Deep Dive: How the Court Reached Its Decision
The Enforceability of Contracts to Negotiate
The California Court of Appeal addressed an unsettled question in California law regarding whether a party can sue for breach of a contract to negotiate an agreement. The court distinguished a contract to negotiate from an "agreement to agree" and found that it is enforceable. A contract to negotiate involves an agreement by both parties to engage in good faith negotiations with the goal of reaching a final agreement. The court noted that such contracts are recognized in other jurisdictions and emphasized that they are not inherently contradictory or absurd. The court also pointed out that a contract to negotiate does not require the parties to actually agree on all terms, but rather to make a genuine effort to reach an agreement. If the parties fail to reach an agreement despite good faith efforts, the contract to negotiate is deemed performed, and the parties are discharged from further obligations.
Limitations on Damages for Breach
The court established that damages for breach of a contract to negotiate are limited to reliance damages, which cover the costs incurred during negotiations. Expectation damages, such as lost profits, are not recoverable because the ultimate terms of the agreement are not finalized. The court highlighted that reliance damages are appropriate because they compensate the injured party for expenses and losses incurred in reliance on the contract to negotiate. In this case, Copeland sought damages for lost profits from the anticipated co-packing agreement, which the court deemed speculative and inappropriate under the circumstances. The court emphasized that without a finalized agreement, it is impossible to determine what the specific terms would have been, making it unjust to award expectation damages.
Copeland's Disavowal of Reliance Damages
Copeland's case faced a significant hurdle because he disavowed reliance damages, which are the only recoverable damages for breach of a contract to negotiate. His complaint and discovery responses focused solely on lost profits and other speculative damages. Copeland did not provide evidence of expenses or losses incurred due to his reliance on Baskin Robbins' promise to negotiate. The court noted that reliance damages would typically cover costs like time spent, expenses incurred, and opportunities missed during the negotiation process. Because Copeland did not seek or provide evidence for reliance damages, he could not establish the necessary elements of his cause of action, leading to the summary judgment in favor of Baskin Robbins.

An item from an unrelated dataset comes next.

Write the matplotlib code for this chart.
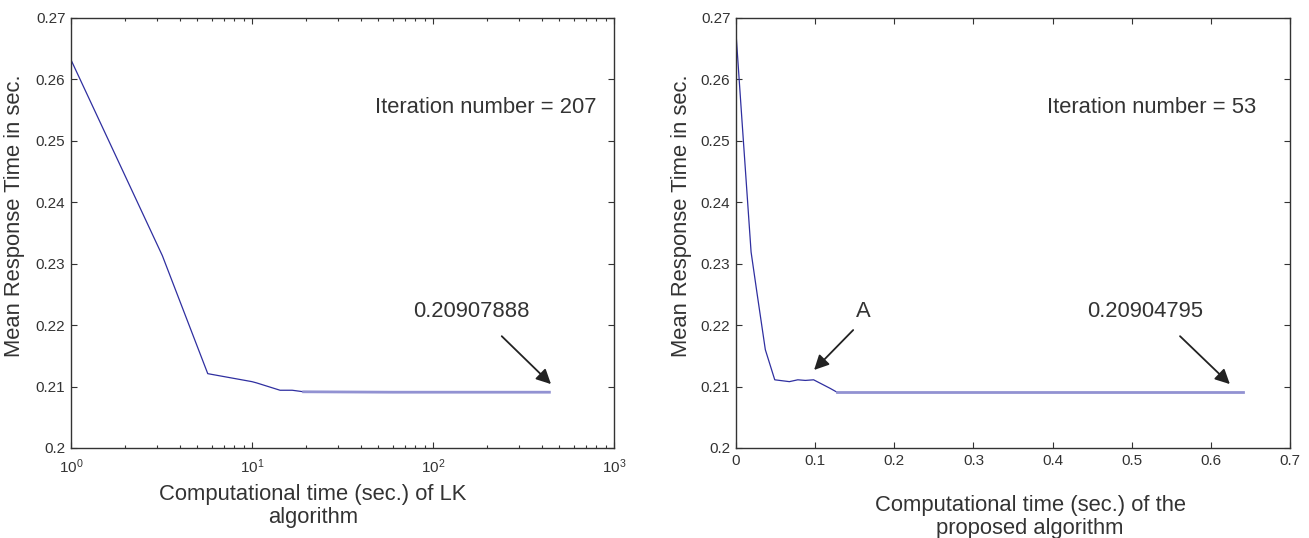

Good Faith in Negotiations
The court discussed the importance of good faith in the context of contracts to negotiate. It explained that a breach occurs when a party fails to negotiate in good faith, not merely because the parties did not reach an ultimate agreement. The court emphasized that the covenant of good faith and fair dealing is implied in every contract, including those to negotiate. The court disagreed with arguments that enforcing good faith in negotiations would discourage parties from entering negotiations or result in unjust outcomes. Instead, it viewed the good faith requirement as providing assurance that parties' investments in negotiations would not be undermined by the other party's bad faith actions. The court believed that juries are well equipped to assess whether parties negotiated in good faith based on common sense and experience.
Summary Judgment for Baskin Robbins
The court affirmed the trial court's summary judgment for Baskin Robbins, concluding that Copeland could not establish reliance damages, which are essential for his cause of action. Baskin Robbins demonstrated through Copeland's complaint and discovery responses that he lacked evidence of reliance damages. Copeland's focus on speculative lost profits and his express disavowal of reliance damages led the court to determine that he did not possess, and could not reasonably obtain, the necessary evidence to support his claim. The court's decision underscored the importance of properly pleading and proving reliance damages in cases involving contracts to negotiate, as expectation damages are not recoverable without a finalized agreement.